I should also mention that Justin had a piece in the sports section of the NYT on Sunday, crunching the numbers of Roger Clemens. I’m not sure how useful this exercise is, since as the piece admits, number-crunching can prove neither innocence nor guilt when it comes to doping. It’s a point made in the same day’s paper by Alan Schwarz:
Mr. Souder and others have called for using baseball statistics as a deviance divining rod, but experts in baseball statistics are far more hesitant. They caution that even more important than knowing what numbers say is knowing what they do not. Perhaps less scientifically, the former major leaguer Toby Harrah compared statistics to bikinis: “They both show a lot,” Mr. Harrah said, “but not everything.”…
Most experts agree that a player’s use of so-called performance-enhancing drugs must in some way affect his numbers and therefore baseball’s entire statistical ecosystem — but they also argue that using them forensically is futile.

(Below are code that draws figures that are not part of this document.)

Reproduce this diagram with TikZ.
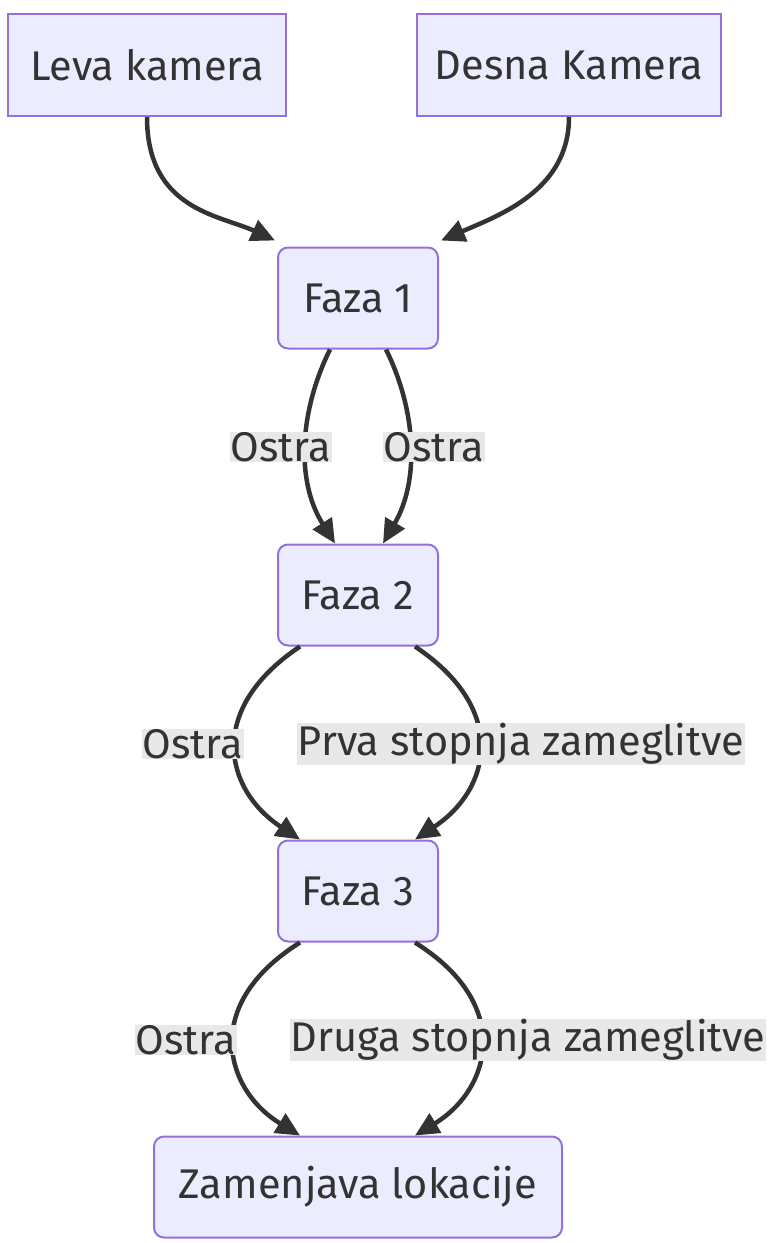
\documentclass[tikz,border=0pt]{standalone}
\usepackage{fontspec}
\setmainfont{Fira Sans}
\usetikzlibrary{arrows.meta}
\definecolor{nfill}{HTML}{ECECFF}
\definecolor{nborder}{HTML}{9370DB}
\definecolor{txt}{HTML}{333333}
\definecolor{lbl}{HTML}{E8E8E8}
\begin{document}
\begin{tikzpicture}[x=1pt,y=-1pt,
  box/.style={draw=nborder,fill=nfill,line width=2pt,text=txt,font=\fontsize{41.5}{46}\selectfont,inner sep=0pt},
  rbox/.style={box,rounded corners=10pt},
  edge/.style={draw=txt,line width=4.5pt,-{Triangle[length=24pt,width=22pt]}},
  elab/.style={fill=lbl,text=txt,font=\fontsize{41.5}{46}\selectfont,inner sep=0.5pt}]
\useasboundingbox (0,0) rectangle (784,1243);
\node[box,minimum width=278pt,minimum height=102pt] (lk) at (147,65) {Leva kamera};
\node[box,minimum width=304pt,minimum height=102pt] (dk) at (569,65) {Desna Kamera};
\node[rbox,minimum width=160pt,minimum height=101pt] (f1) at (358,298) {Faza 1};
\node[rbox,minimum width=160pt,minimum height=101pt] (f2) at (358,595) {Faza 2};
\node[rbox,minimum width=160pt,minimum height=101pt] (f3) at (358,891) {Faza 3};
\node[rbox,minimum width=408pt,minimum height=101pt] (z) at (358,1187) {Zamenjava lokacije};
\draw[edge] (lk.south) .. controls (147,210) and (220,215) .. ([xshift=-2pt,yshift=6pt]f1.north west);
\draw[edge] (dk.south) .. controls (569,190) and (500,215) .. ([xshift=2pt,yshift=6pt]f1.north east);
\draw[edge] ([xshift=-28pt]f1.south) .. controls (300,410) and (295,480) .. ([xshift=-23pt]f2.north);
\draw[edge] ([xshift=28pt]f1.south) .. controls (416,410) and (420,480) .. ([xshift=25pt]f2.north);
\draw[edge] ([xshift=-58pt]f2.south) .. controls (205,710) and (225,790) .. ([xshift=-58pt]f3.north);
\draw[edge] ([xshift=57pt]f2.south) .. controls (510,710) and (490,790) .. ([xshift=57pt]f3.north);
\draw[edge] ([xshift=-58pt]f3.south) .. controls (200,1005) and (225,1090) .. ([xshift=-58pt]z.north);
\draw[edge] ([xshift=57pt]f3.south) .. controls (515,1005) and (490,1090) .. ([xshift=57pt]z.north);
\node[elab] (l1) at (281,447) {Ostra};
\node[elab] (l2) at (434,447) {Ostra};
\node[elab] (l3) at (193,744) {Ostra};
\node[elab] (l4) at (521,744) {Prva stopnja zameglitve};
\node[elab] (l5) at (186,1040) {Ostra};
\node[elab] (l6) at (528,1040) {Druga stopnja zameglitve};
\end{tikzpicture}
\end{document}
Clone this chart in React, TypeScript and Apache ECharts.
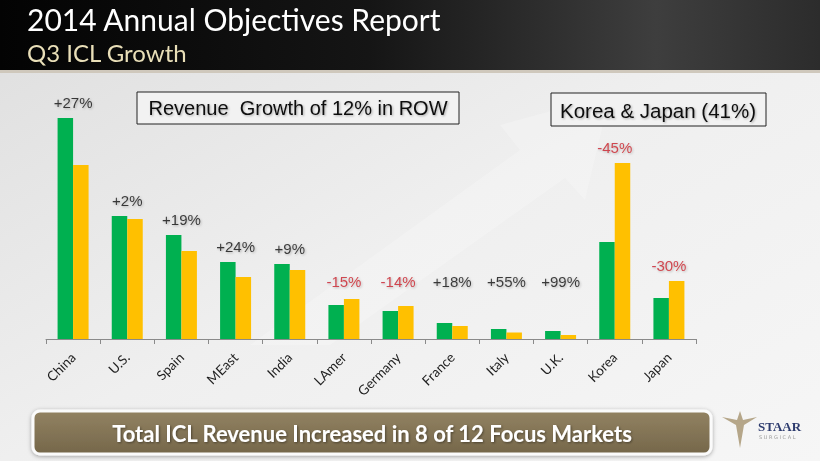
import React, { useEffect, useRef } from 'react';
import * as echarts from 'echarts';

// markets in chart order
const markets = ['China', 'U.S.', 'Spain', 'MEast', 'India', 'LAmer', 'Germany', 'France', 'Italy', 'U.K.', 'Korea', 'Japan'];
// current period ICL revenue (green) and prior period (gold), relative units
const currentRevenue = [221, 123, 104, 77, 75, 34, 28, 16, 10, 8, 97, 41];
const priorRevenue = [174, 120, 88, 62, 69, 40, 33, 13, 6.5, 4, 176, 58];
const growthLabels = ['+27%', '+2%', '+19%', '+24%', '+9%', '-15%', '-14%', '+18%', '+55%', '+99%', '-45%', '-30%'];

const labelShadow = {
  textShadowColor: 'rgba(0,0,0,0.3)',
  textShadowBlur: 2,
  textShadowOffsetX: 1,
  textShadowOffsetY: 1
};

const App: React.FC = () => {
  const chartRef = useRef<HTMLDivElement>(null);

  useEffect(() => {
    if (!chartRef.current) return;
    const chart = echarts.init(chartRef.current, undefined, { renderer: 'svg' });

    // label sits a little above the taller bar, never below a common floor
    const labelPoints = markets.map((m, i) => {
      const top = Math.max(currentRevenue[i], priorRevenue[i]);
      return {
        value: [i, Math.max(top + 16, 58)],
        label: { color: growthLabels[i].startsWith('-') ? '#c8202a' : '#111111' }
      };
    });

    const option = {
      animation: false,
      grid: { left: 46, right: 124, top: 99, bottom: 122 },
      xAxis: {
        type: 'category',
        data: markets,
        axisLine: { lineStyle: { color: '#8a8a8a', width: 1 } },
        axisTick: { show: true, length: 5, lineStyle: { color: '#8a8a8a' } },
        axisLabel: {
          rotate: 45,
          interval: 0,
          margin: 16,
          fontFamily: 'Lato',
          fontSize: 13.5,
          color: '#1e1e1e'
        }
      },
      yAxis: { type: 'value', min: 0, max: 240, show: false, splitLine: { show: false } },
      series: [
        {
          name: 'Current',
          type: 'bar',
          data: currentRevenue,
          barWidth: 15.5,
          barGap: '0%',
          itemStyle: { color: '#00b050' }
        },
        {
          name: 'Prior',
          type: 'bar',
          data: priorRevenue,
          barWidth: 15.5,
          barGap: '0%',
          itemStyle: { color: '#ffc000' }
        },
        {
          name: 'Growth',
          type: 'scatter',
          symbolSize: 0,
          data: labelPoints,
          silent: true,
          label: {
            show: true,
            position: 'inside',
            fontFamily: 'Liberation Sans, Arial',
            fontSize: 15,
            formatter: (p: any) => growthLabels[p.dataIndex],
            ...labelShadow
          },
          itemStyle: { color: 'transparent' }
        }
      ],
      graphic: [
        // page background
        {
          type: 'rect',
          z: -10,
          shape: { x: 0, y: 0, width: 820, height: 461 },
          style: {
            fill: new echarts.graphic.LinearGradient(0, 0, 1, 1, [
              { offset: 0, color: '#dedede' },
              { offset: 0.5, color: '#efefef' },
              { offset: 1, color: '#f6f6f6' }
            ])
          }
        },
        // faint arrow behind the bars
        {
          type: 'polygon',
          z: -9,
          shape: {
            points: [[250, 345], [520, 150], [500, 125], [610, 95], [585, 200], [565, 178], [330, 345]]
          },
          style: { fill: 'rgba(255,255,255,0.22)' }
        },
        // header band
        {
          type: 'rect',
          z: -8,
          shape: { x: 0, y: 0, width: 820, height: 70 },
          style: {
            fill: new echarts.graphic.LinearGradient(0, 0, 1, 0, [
              { offset: 0, color: '#030303' },
              { offset: 0.45, color: '#151515' },
              { offset: 0.8, color: '#3e3e3e' },
              { offset: 1, color: '#2c2c2c' }
            ])
          }
        },
        {
          type: 'rect',
          z: -7,
          shape: { x: 0, y: 70, width: 820, height: 3 },
          style: { fill: '#cfc8bc' }
        },
        {
          type: 'text',
          x: 27,
          y: 18.5,
          style: {
            text: '2014 Annual Objectives Report',
            fill: '#ffffff',
            font: '30px Lato',
            verticalAlign: 'middle'
          }
        },
        {
          type: 'text',
          x: 27,
          y: 52,
          style: {
            text: 'Q3 ICL Growth',
            fill: '#e9dfb8',
            font: '24px Lato',
            verticalAlign: 'middle'
          }
        },
        // callout boxes
        {
          type: 'rect',
          shape: { x: 137, y: 92, width: 322, height: 32 },
          style: { fill: '#f2f2f2', stroke: '#222222', lineWidth: 1 }
        },
        {
          type: 'text',
          x: 298,
          y: 108,
          style: {
            text: 'Revenue  Growth of 12% in ROW',
            fill: '#111111',
            font: '20px "Liberation Sans"',
            align: 'center',
            verticalAlign: 'middle',
            ...labelShadow
          }
        },
        {
          type: 'rect',
          shape: { x: 551, y: 93, width: 215, height: 33 },
          style: { fill: '#f2f2f2', stroke: '#222222', lineWidth: 1 }
        },
        {
          type: 'text',
          x: 658,
          y: 110,
          style: {
            text: 'Korea & Japan (41%)',
            fill: '#111111',
            font: '20.5px "Liberation Sans"',
            align: 'center',
            verticalAlign: 'middle',
            ...labelShadow
          }
        },
        // bottom banner
        {
          type: 'rect',
          shape: { x: 33, y: 411, width: 678, height: 43, r: 7 },
          style: {
            fill: new echarts.graphic.LinearGradient(0, 0, 0, 1, [
              { offset: 0, color: '#928262' },
              { offset: 1, color: '#75674a' }
            ]),
            stroke: '#fbfbfb',
            lineWidth: 3,
            shadowColor: 'rgba(0,0,0,0.35)',
            shadowBlur: 4,
            shadowOffsetY: 1
          }
        },
        {
          type: 'text',
          x: 372,
          y: 433,
          style: {
            text: 'Total ICL Revenue Increased in 8 of 12 Focus Markets',
            fill: '#ffffff',
            font: 'bold 22px Lato',
            align: 'center',
            verticalAlign: 'middle',
            textShadowColor: 'rgba(0,0,0,0.4)',
            textShadowBlur: 2,
            textShadowOffsetX: 1,
            textShadowOffsetY: 1
          }
        },
        // STAAR logo
        {
          type: 'polygon',
          shape: {
            points: [[740, 411], [743, 420], [757, 417], [744, 425], [740, 448], [736, 425], [722, 417], [737, 420]]
          },
          style: { fill: '#b5a689' }
        },
        {
          type: 'text',
          x: 758,
          y: 426,
          style: {
            text: 'STAAR',
            fill: '#2d3b6e',
            font: 'bold 13px "Liberation Serif"',
            verticalAlign: 'middle'
          }
        },
        {
          type: 'text',
          x: 759,
          y: 437,
          style: {
            text: 'S U R G I C A L',
            fill: '#9a9a9a',
            font: '5px "DejaVu Sans"',
            verticalAlign: 'middle'
          }
        }
      ]
    };

    chart.setOption(option);

    return () => {
      chart.dispose();
    };
  }, []);

  return <div ref={chartRef} style={{ position: 'fixed', left: 0, top: 0, width: '820px', height: '461px' }} />;
};

export default App;
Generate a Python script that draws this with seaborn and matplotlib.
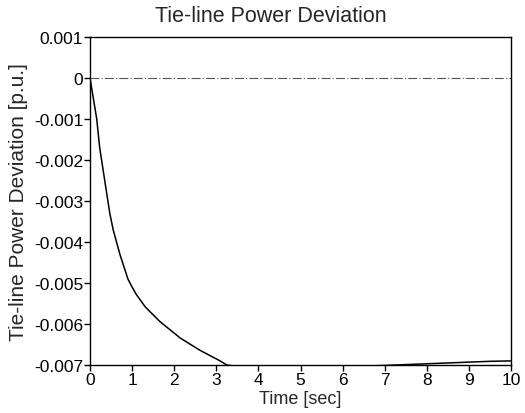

Schwarz points out that there are non-doping players who saw freakish late-career surges, as well as lots of alleged dopers whose performance actually declined. Justin’s right to say that the Roger Clemens report can’t prove his innocence. But that’s a statement you can make without crunching any numbers and without even reading the report. In reality, statistics are much less useful when it comes to the doping scandal than either Clemens or Wolfers might have you believe.